In my lab, we once tried a high‑silver epoxy on a high‑power LED module. The first few cycles were fine, but after a dozen thermal shocks the joint began to micro‑crack. Switching to a CNT‑filled adhesive gave us a 30 % reduction in measured stress and the same electrical performance. The lesson? Flexibility can be just as important as conductivity.
Material Strategies Beyond Adhesives
1. Use Low‑CTE Substrates
If you can control the board material, pick one with a CTE close to that of the die. Ceramic substrates, for example, have CTEs in the 5‑7 ppm/°C range, much nearer to silicon than standard FR‑4. The trade‑off is cost and processing temperature, but for high‑reliability products the investment often pays off.
2. Add a Buffer Layer
A thin polymer or glass‑ceramic interlayer can act like a shock absorber. Think of it as a tiny cushion that lets the die move a little without pulling on the board. Materials such as polyimide films or low‑modulus silicone gels are popular because they stay stable over a wide temperature range.
3. Design for Uniform Heat Distribution
Hot spots are stress hot spots. By spreading heat more evenly across the package, you reduce the temperature gradients that drive stress. This can be done with copper heat spreaders, thermal vias, or even a well‑placed metal core in the PCB stack‑up. In one of my recent projects, adding a thin copper foil under the power ASIC cut the peak temperature by 12 °C and the resulting stress dropped dramatically.
Practical Steps for Engineers
- Measure CTE early – Use a dilatometer or rely on supplier data, but always verify the actual CTE of the materials you receive. Small variations can change stress calculations.
- Run a simple finite‑element model – Even a basic 2‑D model in free software can show you where the biggest stress concentrations will be. Look for “hot spots” at corners and around vias.
- Select an adhesive with a matching modulus – The modulus (stiffness) of the adhesive should be lower than that of the die and board. A rule of thumb is to aim for a modulus at least 30 % lower than the stiffest component.
- Test with thermal cycling – Follow JEDEC standard JESD22‑A104 for temperature cycling. Record the number of cycles to failure; this gives you a real‑world gauge of how well your material choices are working.
- Document everything – In my experience, the most valuable “data” is the notes on why a particular adhesive was chosen, how it was mixed, and any deviations from the supplier’s recipe. Future projects benefit from that hindsight.
A Little Story from the Lab
Last winter, I was troubleshooting a batch of power modules that kept failing after just a few hundred cycles.

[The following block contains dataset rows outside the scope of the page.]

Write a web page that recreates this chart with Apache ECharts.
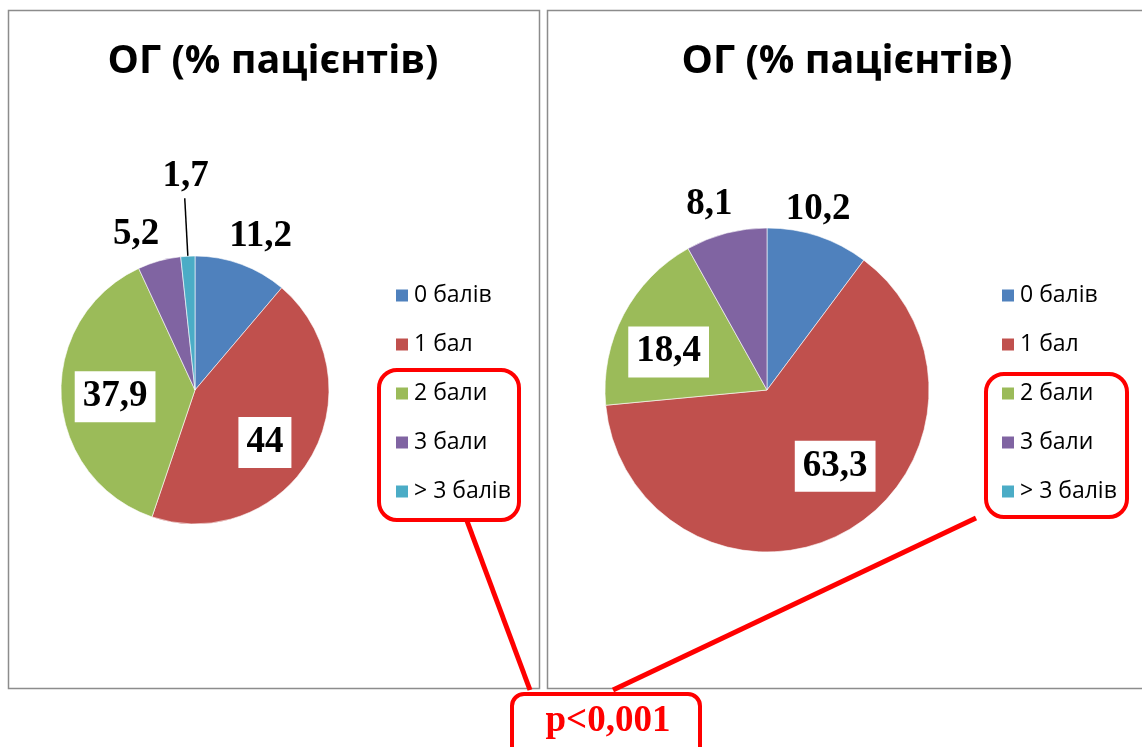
<!DOCTYPE html>
<html><head><meta charset="utf-8">
<script src="https://cdn.jsdelivr.net/npm/echarts@6/dist/echarts.min.js"></script>
<style>html,body{margin:0;padding:0;background:#fff}#c{width:1142px;height:747px}</style>
</head><body><div id="c"></div>
<script>
// ---- data ----
const categories = ['0 балів', '1 бал', '2 бали', '3 бали', '> 3 балів'];
const leftValues = [11.2, 44, 37.9, 5.2, 1.7];
const rightValues = [10.2, 63.3, 18.4, 8.1];
const titleText = 'ОГ (% пацієнтів)';
const pText = 'p<0,001';

// ---- styles ----
const colors = ['#4F81BD', '#C0504D', '#9BBB59', '#8064A2', '#4BACC6'];
const leftInside = [false, true, true, false, false];
const rightInside = [false, true, true, false];
const leftOffsets = [[-22, -14], [9, 18], [-10, 3], [9, -12], [29, -22]];
const rightOffsets = [[-42, -13], [27, 3], [-24, 1], [15, -14]];
const leftLeader = [false, false, false, false, true];

const labelFont = {color: '#000', fontFamily: 'Liberation Serif', fontWeight: 'bold', fontSize: 37};
const fmt = v => String(v).replace('.', ',');

function buildData(values, inside, leader) {
  return values.map((v, i) => ({
    name: categories[i],
    value: v,
    itemStyle: {color: colors[i]},
    label: Object.assign({
      position: inside[i] ? 'inside' : 'outside',
      backgroundColor: inside[i] ? '#fff' : 'transparent',
      padding: inside[i] ? [7, 8] : 0
    }, labelFont),
    labelLine: {
      show: !!(leader && leader[i]),
      length: leader && leader[i] ? 58 : 15,
      length2: 0,
      lineStyle: {color: '#000', width: 1.5}
    }
  }));
}

function layoutFn(offsets) {
  return p => ({dx: offsets[p.dataIndex][0], dy: offsets[p.dataIndex][1]});
}

const legendCommon = {
  orient: 'vertical',
  data: categories,
  icon: 'rect',
  itemWidth: 14, itemHeight: 14,
  itemGap: 26,
  padding: 0,
  selectedMode: false,
  textStyle: {fontFamily: 'Open Sans', fontSize: 23, color: '#000', lineHeight: 22}
};

const titleStyle = {fontFamily: 'Open Sans', fontWeight: 'bold', fontSize: 39.5, color: '#000'};

const chart = echarts.init(document.getElementById('c'), null, {renderer: 'canvas'});
chart.setOption({
  animation: false,
  backgroundColor: '#fff',
  title: [
    {text: titleText, left: 268, top: 37, textAlign: 'center', textStyle: titleStyle},
    {text: titleText, left: 842, top: 37, textAlign: 'center', textStyle: titleStyle}
  ],
  legend: [
    Object.assign({left: 394, top: 284}, legendCommon),
    Object.assign({left: 1000, top: 284}, legendCommon)
  ],
  graphic: [
    {type: 'rect', z: 0, shape: {x: 8.5, y: 10.5, width: 531, height: 678}, style: {fill: 'none', stroke: '#8c8c8c', lineWidth: 1.5}},
    {type: 'rect', z: 0, shape: {x: 547.5, y: 10.5, width: 610, height: 678}, style: {fill: 'none', stroke: '#8c8c8c', lineWidth: 1.5}},
    {type: 'rect', z: 10, shape: {x: 379, y: 370, width: 140, height: 150, r: 18}, style: {fill: 'none', stroke: '#ff0000', lineWidth: 4}},
    {type: 'rect', z: 10, shape: {x: 986, y: 374, width: 141, height: 143, r: 18}, style: {fill: 'none', stroke: '#ff0000', lineWidth: 4}},
    {type: 'line', z: 10, shape: {x1: 467, y1: 521, x2: 530, y2: 690}, style: {stroke: '#ff0000', lineWidth: 5}},
    {type: 'line', z: 10, shape: {x1: 976, y1: 518, x2: 613, y2: 690}, style: {stroke: '#ff0000', lineWidth: 5}},
    {type: 'rect', z: 11, shape: {x: 512, y: 694, width: 188, height: 64, r: 12}, style: {fill: '#fff', stroke: '#ff0000', lineWidth: 4}},
    {type: 'text', z: 12, x: 608, y: 721, style: {text: pText, fill: '#ff0000', font: 'bold 37px "Liberation Serif"', textAlign: 'center', textVerticalAlign: 'middle'}}
  ],
  series: [
    {
      type: 'pie', center: [195, 390], radius: 134, startAngle: 90, clockwise: true,
      avoidLabelOverlap: false,
      itemStyle: {borderColor: '#fff', borderWidth: 0.6},
      label: {formatter: p => fmt(p.value)},
      emphasis: {disabled: true},
      labelLayout: layoutFn(leftOffsets),
      data: buildData(leftValues, leftInside, leftLeader)
    },
    {
      type: 'pie', center: [767, 390], radius: 162, startAngle: 90, clockwise: true,
      avoidLabelOverlap: false,
      itemStyle: {borderColor: '#fff', borderWidth: 0.6},
      label: {formatter: p => fmt(p.value)},
      emphasis: {disabled: true},
      labelLayout: layoutFn(rightOffsets),
      data: buildData(rightValues, rightInside, null)
    }
  ]
});
</script>
</body></html>
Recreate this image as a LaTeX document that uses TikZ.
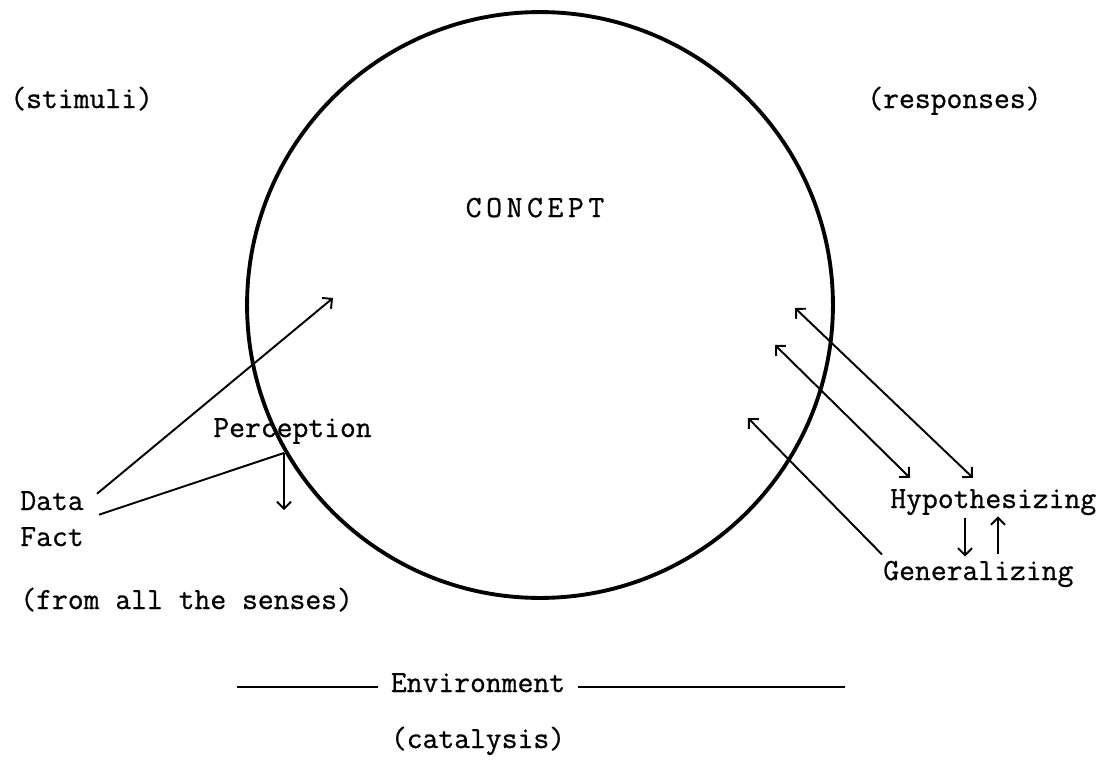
\documentclass[tikz,border=0pt]{standalone}
\usepackage{fontspec}
\setmonofont{Latin Modern Mono}[FakeBold=0.8]
\usetikzlibrary{arrows.meta}
\begin{document}
\begin{tikzpicture}[x=0.02cm,y=-0.02cm,>={Straight Barb[length=4pt,width=8pt]}]
        \tikzstyle{word}=[font=\ttfamily\bfseries\fontsize{17.5}{20}\selectfont,inner sep=0pt]
        \tikzstyle{ring}=[circle,draw,line width=2.2pt,inner sep=0pt,minimum size=11.72cm]
        \tikzstyle{edge}=[draw,line width=1.1pt]
        \useasboundingbox (0,0) rectangle (1117,771);
       \begin{scope}
         % the concept and its sides
         \node [ring] (concept) at (540,305) {};
         \node [word,anchor=base] (title) at (535,217) {\addfontfeature{LetterSpace=15}CONCEPT};
         \node [word,anchor=base west] (stimuli) at (10,108) {(stimuli)};
         \node [word,anchor=base west] (responses) at (867,108) {(responses)};
         \node [word,anchor=base west] (perception) at (213,437) {Perception};
         \node [word,anchor=base west] (data) at (20,510) {Data};
         \node [word,anchor=base west] (fact) at (20,546) {Fact};
         \node [word,anchor=base west] (senses) at (20,609) {(from all the senses)};
         \node [word,anchor=base west] (hyp) at (890,508) {Hypothesizing};
         \node [word,anchor=base west] (gen) at (883,580) {Generalizing};
         \node [word,anchor=base,inner xsep=7pt] (env) at (478,692) {Environment};
         \node [word,anchor=base] (catalysis) at (478,748) {(catalysis)};
         \coordinate (take) at (333,298);
         \coordinate (joint) at (284,453);
         \coordinate (drop) at (284,510);
         \coordinate (in1) at (795,308);
         \coordinate (in2) at (775,345);
         \coordinate (in3) at (748,418);
         \coordinate (envl) at (237,687);
         \coordinate (envr) at (845,687);
         % stimuli side
         \path[edge,->] ([shift={(13,-7)}]data.east) -- (take);
         \path[edge] ([shift={(15,-22)}]fact.east) -- (joint);
         \path[edge,->] (joint) -- (drop);
         % response side
         \path[edge,<->] (in1) -- ([shift={(83,-11)}]hyp.north west);
         \path[edge,<->] (in2) -- ([shift={(20,-11)}]hyp.north west);
         \path[edge,->] ([shift={(-1,-6)}]gen.north west) -- (in3);
         \path[edge,->] ([shift={(75,3)}]hyp.south west) -- ([shift={(82,-4)}]gen.north west);
         \path[edge,->] ([shift={(115,-6)}]gen.north west) -- ([shift={(108,1)}]hyp.south west);
         % environment
         \path[edge] (envl) -- (envl -| env.west);
         \path[edge] (env.east |- envr) -- (envr);
        \end{scope}
      \end{tikzpicture}
\end{document}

The board layout looked clean, the solder joints were perfect, but the devices kept “popping” under the microscope. I remembered a conversation with a colleague about the “quiet” role of moisture in adhesives. We dried the storage cabinets, baked the adhesive pre‑mix for a short time, and re‑run the test. The failure rate dropped from 80 % to under 5 %. It turned out that a tiny amount of absorbed water was expanding more than the surrounding epoxy during heating, adding an extra layer of stress. A simple housekeeping step saved us weeks of re‑work.

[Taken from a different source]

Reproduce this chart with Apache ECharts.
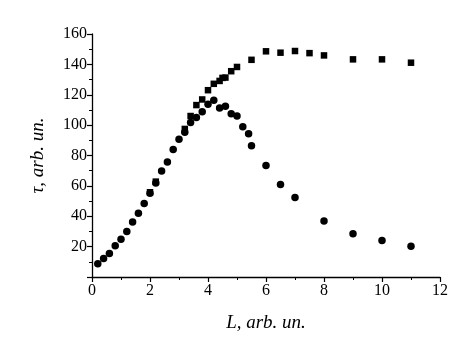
<!DOCTYPE html>
<html>
<head>
<meta charset="utf-8">
<script src="https://cdn.jsdelivr.net/npm/echarts@6/dist/echarts.min.js"></script>
<style>html,body{margin:0;padding:0;background:#fff}#c{width:474px;height:355px}</style>
</head>
<body>
<div id="c"></div>
<script>
// Circles series
const circleX = [0.2,0.4,0.6,0.8,1.0,1.2,1.4,1.6,1.8,2.0,2.2,2.4,2.6,2.8,3.0,3.2,3.4,3.6,3.8,4.0,4.2,4.4,4.6,4.8,5.0,5.2,5.4,5.5,6.0,6.5,7.0,8.0,9.0,10.0,11.0];
const circleY = [8.7,12.2,15.5,20.5,24.9,29.9,36.2,41.9,48.4,55.2,61.9,69.8,75.7,84.0,90.7,95.3,101.8,105.1,108.8,113.7,116.3,111.3,112.5,107.5,106.0,99.0,94.4,86.4,73.4,60.9,52.4,36.8,28.5,24.0,20.3];
// Squares series
const squareX = [2.0,2.2,3.2,3.4,3.6,3.8,4.0,4.2,4.4,4.5,4.6,4.8,5.0,5.5,6.0,6.5,7.0,7.5,8.0,9.0,10.0,11.0];
const squareY = [55.8,62.8,97.5,106.0,113.2,116.9,123.0,127.2,129.1,131.1,131.3,135.5,138.3,143.0,148.6,147.7,148.8,147.4,145.9,143.3,143.3,141.1];
const xTicks = [0,2,4,6,8,10,12];
const yTicks = [20,40,60,80,100,120,140,160];

const chart = echarts.init(document.getElementById('c'), null, {renderer:'canvas'});
const font = 'Liberation Serif';
chart.setOption({
  animation:false,
  backgroundColor:'#fff',
  grid:{left:92, right:34, top:34, bottom:78, containLabel:false},
  xAxis:{
    type:'value', min:0, max:12, interval:2,
    name:'L, arb. un.', nameLocation:'middle', nameGap:36,
    nameTextStyle:{fontFamily:font, fontStyle:'italic', fontSize:19, color:'#000'},
    axisLine:{show:true, onZero:false, lineStyle:{color:'#000', width:1.3}},
    axisTick:{show:true, inside:false, length:5, lineStyle:{color:'#000', width:1.2}},
    minorTick:{show:true, splitNumber:2, length:3, lineStyle:{color:'#000', width:1}},
    axisLabel:{fontFamily:font, fontSize:16, color:'#000', margin:6,
      formatter:v=>xTicks.includes(v)?String(v):''},
    splitLine:{show:false}
  },
  yAxis:{
    type:'value', min:0, max:160, interval:20,
    name:'τ, arb. un.', nameLocation:'middle', nameGap:45, nameRotate:90,
    nameTextStyle:{fontFamily:font, fontStyle:'italic', fontSize:19, color:'#000'},
    axisLine:{show:true, onZero:false, lineStyle:{color:'#000', width:1.3}},
    axisTick:{show:true, inside:false, length:5, lineStyle:{color:'#000', width:1.2}},
    minorTick:{show:true, splitNumber:2, length:3, lineStyle:{color:'#000', width:1}},
    axisLabel:{fontFamily:font, fontSize:16, color:'#000', margin:5,
      formatter:v=>yTicks.includes(v)?String(v):''},
    splitLine:{show:false}
  },
  series:[
    {type:'scatter', symbol:'rect', symbolSize:6.5, itemStyle:{color:'#000', opacity:1},
      data:squareX.map((x,i)=>[x,squareY[i]]), z:2},
    {type:'scatter', symbol:'circle', symbolSize:7.5, itemStyle:{color:'#000', opacity:1},
      data:circleX.map((x,i)=>[x,circleY[i]]), z:3}
  ]
});
</script>
</body>
</html>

Looking Ahead: Smart Materials
The future of thermal stress mitigation may lie in materials that can adapt on the fly. Imagine an adhesive that changes its modulus as temperature rises, becoming softer when stress peaks and stiffening again as the device cools. Researchers are already experimenting with shape‑memory polymers and thermally responsive nanocomposites. While these are not yet mainstream, keeping an eye on the literature will help you be ready when they become commercially viable.
Bottom Line
Reducing thermal stress is a blend of good material choices, thoughtful design, and diligent testing. By matching CTEs, using flexible conductive adhesives, adding buffer layers, and spreading heat evenly, you can dramatically improve the lifespan of your electronic packages. Remember, the smallest detail—like a dry adhesive or a well‑placed copper plane—can make the biggest difference when the device heats up.